Another case involves a specialized manufacturing firm using IoT sensors. These sensors had to send data back to a central database. The latency of standard VPNs was causing packet loss on the high-frequency telemetry data. By deploying a WireGuard mesh, they achieved a sub-5ms overhead, ensuring real-time data integrity. The key was using the AllowedIPs feature to restrict the sensors to only communicate with the database IP, effectively creating a micro-segmented network that satisfied their stringent audit requirements.
| Protocol | Latency Overhead | Roaming Capability | Ease of Audit |
|---|---|---|---|
| WireGuard | Low (< 2ms) | Native | High (Small codebase) |
| OpenVPN | High (> 15ms) | Manual | Low (Massive codebase) |
| IPsec | Medium | Limited | Moderate |
Chapter 5: The Guide to Troubleshooting
When WireGuard fails, it is usually silent. Because it is a connectionless protocol, there is no “connection refused” message. Start by checking the handshake. If wg show displays a “latest handshake” time that is increasing, it means the server is receiving packets, but the client is not, or vice versa. Check the firewalls on both ends. Ensure that the UDP port is not being blocked by an upstream ISP or a corporate firewall.
Another common issue is the MTU (Maximum Transmission Unit). If your ISP has a lower MTU (e.g., DSL connections often have 1492), the default WireGuard MTU of 1420 might be too large, leading to fragmented packets that get dropped. Try lowering the MTU in the configuration file to 1380. This often solves mysterious “web pages won’t load” issues where small packets (pings) work, but large packets (HTTPS pages) time out.
Chapter 6: Frequently Asked Questions
Q1: Is WireGuard truly secure for enterprise use?
Yes. WireGuard uses modern, audited cryptography. While it lacks the “negotiable” security of IPsec, this is a feature, not a bug. By removing the ability to downgrade to weaker encryption, it prevents “downgrade attacks” that have plagued legacy protocols for decades. Its small codebase makes it significantly easier to verify than any other VPN solution currently on the market.
Q2: How do I manage thousands of users?
Do not manage individual config files. Use a management platform like Netmaker, Tailscale, or a custom script that interacts with the WireGuard API to generate keys and distribute configuration via a secure portal. Automation is the only way to scale securely.
Q3: Can I run WireGuard on Windows?
Absolutely. The official WireGuard client for Windows is highly performant and integrates directly with the Windows networking stack. It is as stable as the Linux version for client-side use, making it ideal for remote workforces.
Q4: Why does my connection drop after an hour?

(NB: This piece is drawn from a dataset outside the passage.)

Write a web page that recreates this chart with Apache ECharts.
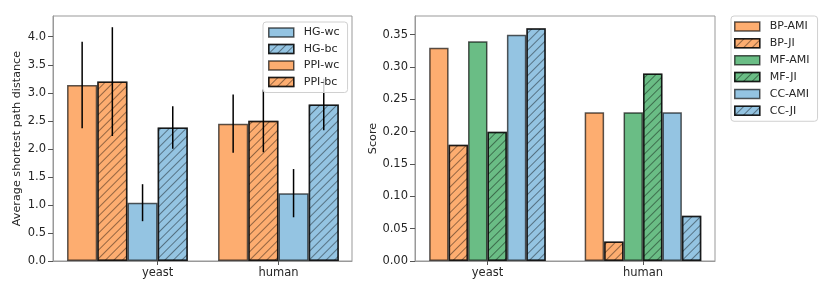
<!DOCTYPE html>
<html>
<head>
<meta charset="utf-8">
<script src="https://cdn.jsdelivr.net/npm/echarts@6/dist/echarts.min.js"></script>
<style>html,body{margin:0;padding:0;background:#fff}#c{width:830px;height:292px}</style>
</head>
<body>
<div id="c"></div>
<script>
// ---------- data ----------
var categories = ['yeast', 'human'];

// left chart
var leftSeriesNames = ['PPI-wc', 'PPI-bc', 'HG-wc', 'HG-bc'];
var leftLegendOrder = ['HG-wc', 'HG-bc', 'PPI-wc', 'PPI-bc'];
var ppiWc = [3.14, 2.45];
var ppiBc = [3.20, 2.50];
var hgWc = [1.04, 1.21];
var hgBc = [2.38, 2.79];
var ppiWcErr = [0.77, 0.52];
var ppiBcErr = [0.97, 0.56];
var hgWcErr = [0.33, 0.43];
var hgBcErr = [0.38, 0.46];
var leftXTickPos = [0.2, 1.0];
var leftYTicks = [0, 0.5, 1.0, 1.5, 2.0, 2.5, 3.0, 3.5, 4.0];

// right chart
var rightSeriesNames = ['BP-AMI', 'BP-JI', 'MF-AMI', 'MF-JI', 'CC-AMI', 'CC-JI'];
var bpAmi = [0.33, 0.23];
var bpJi = [0.18, 0.03];
var mfAmi = [0.34, 0.23];
var mfJi = [0.20, 0.29];
var ccAmi = [0.35, 0.23];
var ccJi = [0.36, 0.07];
var rightXTickPos = [0, 1];
var rightYTicks = [0, 0.05, 0.10, 0.15, 0.20, 0.25, 0.30, 0.35];

// ---------- styles ----------
var ORANGE = '#fdad70', BLUE = '#94c4e2', GREEN = '#6abd85';
var FONT = 'DejaVu Sans';
var EDGE = 'rgba(0,0,0,0.65)';
var hatch = {
  symbol: 'rect', symbolSize: 1, color: 'rgba(0,0,0,0.42)',
  dashArrayX: [1, 0], dashArrayY: [1, 4.2], rotation: -Math.PI / 4
};

function toPairs(vals) { return vals.map(function (v, i) { return [i, v]; }); }

function barSeries(name, vals, color, hatched, axisIdx, gap) {
  var s = {
    name: name, type: 'bar', xAxisIndex: axisIdx, yAxisIndex: axisIdx,
    data: toPairs(vals), barGap: '0%', barCategoryGap: gap,
    itemStyle: { color: color, borderColor: EDGE, borderWidth: 1.5 },
    emphasis: { disabled: true }, silent: true, z: 2
  };
  if (hatched) s.itemStyle.decal = hatch;
  return s;
}

var leftVals = [ppiWc, ppiBc, hgWc, hgBc];
var leftErrs = [ppiWcErr, ppiBcErr, hgWcErr, hgBcErr];
var leftColors = [ORANGE, ORANGE, BLUE, BLUE];
var leftHatch = [false, true, false, true];

var rightVals = [bpAmi, bpJi, mfAmi, mfJi, ccAmi, ccJi];
var rightColors = [ORANGE, ORANGE, GREEN, GREEN, BLUE, BLUE];
var rightHatch = [false, true, false, true, false, true];

var series = [];
leftSeriesNames.forEach(function (n, k) {
  series.push(barSeries(n, leftVals[k], leftColors[k], leftHatch[k], 0, '20%'));
});
rightSeriesNames.forEach(function (n, k) {
  series.push(barSeries(n, rightVals[k], rightColors[k], rightHatch[k], 1, '25%'));
});

// error bars
var errData = [];
leftVals.forEach(function (vals, k) {
  vals.forEach(function (v, i) { errData.push([i, v, leftErrs[k][i], k]); });
});
series.push({
  type: 'custom', xAxisIndex: 0, yAxisIndex: 0, z: 3, silent: true,
  data: errData,
  renderItem: function (params, api) {
    var x = api.value(0), y = api.value(1), e = api.value(2), k = api.value(3);
    var band = api.size([1, 0])[0];
    var barW = band * 0.8 / leftSeriesNames.length;
    var cx = api.coord([x, 0])[0] + (k - (leftSeriesNames.length - 1) / 2) * barW;
    var top = api.coord([x, y + e])[1];
    var bot = api.coord([x, y - e])[1];
    return { type: 'line', shape: { x1: cx, y1: top, x2: cx, y2: bot },
             style: { stroke: '#000', lineWidth: 1.5 } };
  }
});

function catFormatter(pos) {
  return function (v) {
    var best = 0, bd = 1e9;
    pos.forEach(function (p, i) { var d = Math.abs(p - v); if (d < bd) { bd = d; best = i; } });
    return categories[best];
  };
}

var axisLineStyle = { color: '#999', width: 1 };
var tickStyle = { color: '#555', width: 1 };
var labelStyle = { color: '#262626', fontFamily: FONT, fontSize: 11.5 };

function xAxis(gridIndex, min, max, pos) {
  return {
    type: 'value', gridIndex: gridIndex, min: min, max: max,
    splitLine: { show: false },
    axisLine: { show: true, onZero: false, lineStyle: axisLineStyle },
    axisTick: { show: true, length: 4, lineStyle: tickStyle, customValues: pos },
    axisLabel: Object.assign({ margin: 6, customValues: pos, formatter: catFormatter(pos) }, labelStyle)
  };
}
function yAxis(gridIndex, max, ticks, digits, name, gap) {
  return {
    type: 'value', gridIndex: gridIndex, min: 0, max: max,
    name: name, nameLocation: 'middle', nameGap: gap,
    nameTextStyle: { color: '#262626', fontFamily: FONT, fontSize: 11.2 },
    splitLine: { show: false },
    axisLine: { show: true, onZero: false, lineStyle: axisLineStyle },
    axisTick: { show: true, length: 5, lineStyle: tickStyle, customValues: ticks },
    axisLabel: Object.assign({ margin: 7, customValues: ticks,
      formatter: function (v) { return v.toFixed(digits); } }, labelStyle)
  };
}

var legendCommon = {
  orient: 'vertical', icon: 'rect', itemWidth: 25, itemHeight: 9,
  backgroundColor: 'rgba(255,255,255,0.8)', borderColor: '#d0d0d0', borderWidth: 1,
  borderRadius: 3, selectedMode: false,
  itemStyle: { borderWidth: 1.5, borderColor: EDGE },
  textStyle: { color: '#262626', fontFamily: FONT, fontSize: 11, padding: [0, 0, 0, 5] }
};

var option = {
  animation: false,
  backgroundColor: '#fff',
  grid: [
    { left: 53, right: 478, top: 16, bottom: 31, show: true, borderColor: '#999', borderWidth: 1, backgroundColor: 'transparent' },
    { left: 415, right: 115, top: 16, bottom: 31, show: true, borderColor: '#999', borderWidth: 1, backgroundColor: 'transparent' }
  ],
  xAxis: [
    xAxis(0, -0.493, 1.487, leftXTickPos),
    xAxis(1, -0.466, 1.463, rightXTickPos)
  ],
  yAxis: [
    yAxis(0, 4.37, leftYTicks, 1, 'Average shortest path distance', 30),
    yAxis(1, 0.379, rightYTicks, 2, 'Score', 36)
  ],
  legend: [
    Object.assign({ data: leftLegendOrder, left: 263, top: 22, itemGap: 5.5, padding: [5, 8, 5, 5] }, legendCommon),
    Object.assign({ data: rightSeriesNames, left: 731, top: 16, itemGap: 5.85, padding: [5, 8, 5, 3] }, legendCommon)
  ],
  series: series
};

var chart = echarts.init(document.getElementById('c'), null, { renderer: 'canvas' });
chart.setOption(option);
</script>
</body>
</html>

This is likely a NAT timeout on your router. As mentioned, add PersistentKeepalive = 25 to your client configuration. This sends a small “heartbeat” packet every 25 seconds, keeping the NAT entry in your router’s state table alive indefinitely.
Q5: Does WireGuard support multi-factor authentication (MFA)?
WireGuard itself does not support MFA at the protocol level. To implement MFA, you must wrap the WireGuard connection in an authentication layer, such as a portal that requires an OAuth login before the VPN configuration is downloaded, or use an identity-aware proxy that validates the user before allowing the WireGuard handshake.